Hiding, Hoping and Healing After Disfigurement
Long ago I was a lovely 20 year-old-girl. My long, straight hair framed a lovely face, and I moved easily in the world as a young woman.
One day I woke up and the left side of my face was completely paralyzed. My eye drooped and would not close and I could not control the drooling that came from my decisively down-turned lips.
After the initial shock, I got the diagnosis of Bell’s Palsy and was prescribed a steroid and told to wait it out.
Wait indeed I did. While a “normal” course usually completely resolved in a few months, after several months I was still disfigured.
Hiding
I hid. In one of my first outings into the neighborhood, a young child with her mother looked at me and screamed. I returned home to hide some more.

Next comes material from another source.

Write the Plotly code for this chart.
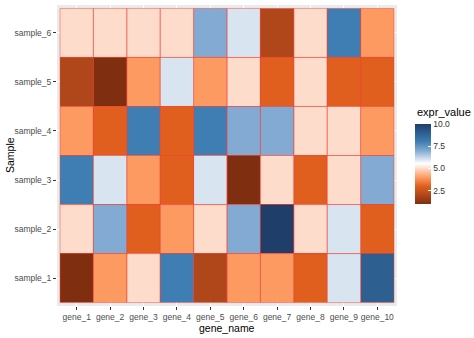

My grief was profound. Still reeling after the deaths of my parents when I was in my late teens, my loss was not just the loss of youthful beauty. As a flute major on a full scholarship, the joy that music brought to my life was also stripped away. As a result of the causative virus, I experienced a crippling array of auto-immune symptoms, from which I was quite ill.
In my months of hiding, I came across an item I had stolen a few years before – a Gideon Bible. At 19 I had entered into an early, ill-advised marriage (which quickly unwound after my illness). During that honeymoon, I swiped the Bible from a hotel in California and brought it home to sit on my bookshelf unread.
In my generation, Catholics generally didn’t read the Bible. Long-lapsed from the faith of my father, I now looked at the Bible with a fresh desperation.
I immersed myself in the life-giving words of Scripture. In my stolen King James, I read the most amazing things. I read there was a God who loved me and who knew me from my sad mother’s womb. He had plans for my life, and instilled in me a hope I had never known.
Over time, through deeply drinking in His love and acceptance, I also admitted my own sinfulness. In my physical recovery, I had time to examine my choices and attitudes in life to see that I was a miserable creature in need of a Savior. God became real to me, gave me hope and gave me the gifts of forgiveness, acceptance and faith, for which I am eternally grateful.
Healing
When I quit hiding from life and The Lord, I was healed and spared from my youthful path of accelerated self-destruction. He had so much more in store! In submitting to His giving and taking away, He sustains me still and gives me a quiet joy, no matter what my circumstances. He is the lifter of my head. Psalm 3:3 “But you, O LORD, art a shield for me; my glory and the lifter of mine head.” (KJV)
Had The Lord placed you on the sidelines, through illness or infirmity? Draw near to him, stop hiding in your weakness and accept His gifts.
If we ever speak face-to-face, don’t mind the residual twitch. I’m not talking to you from my face but from my well-worn soul and overflowing heart.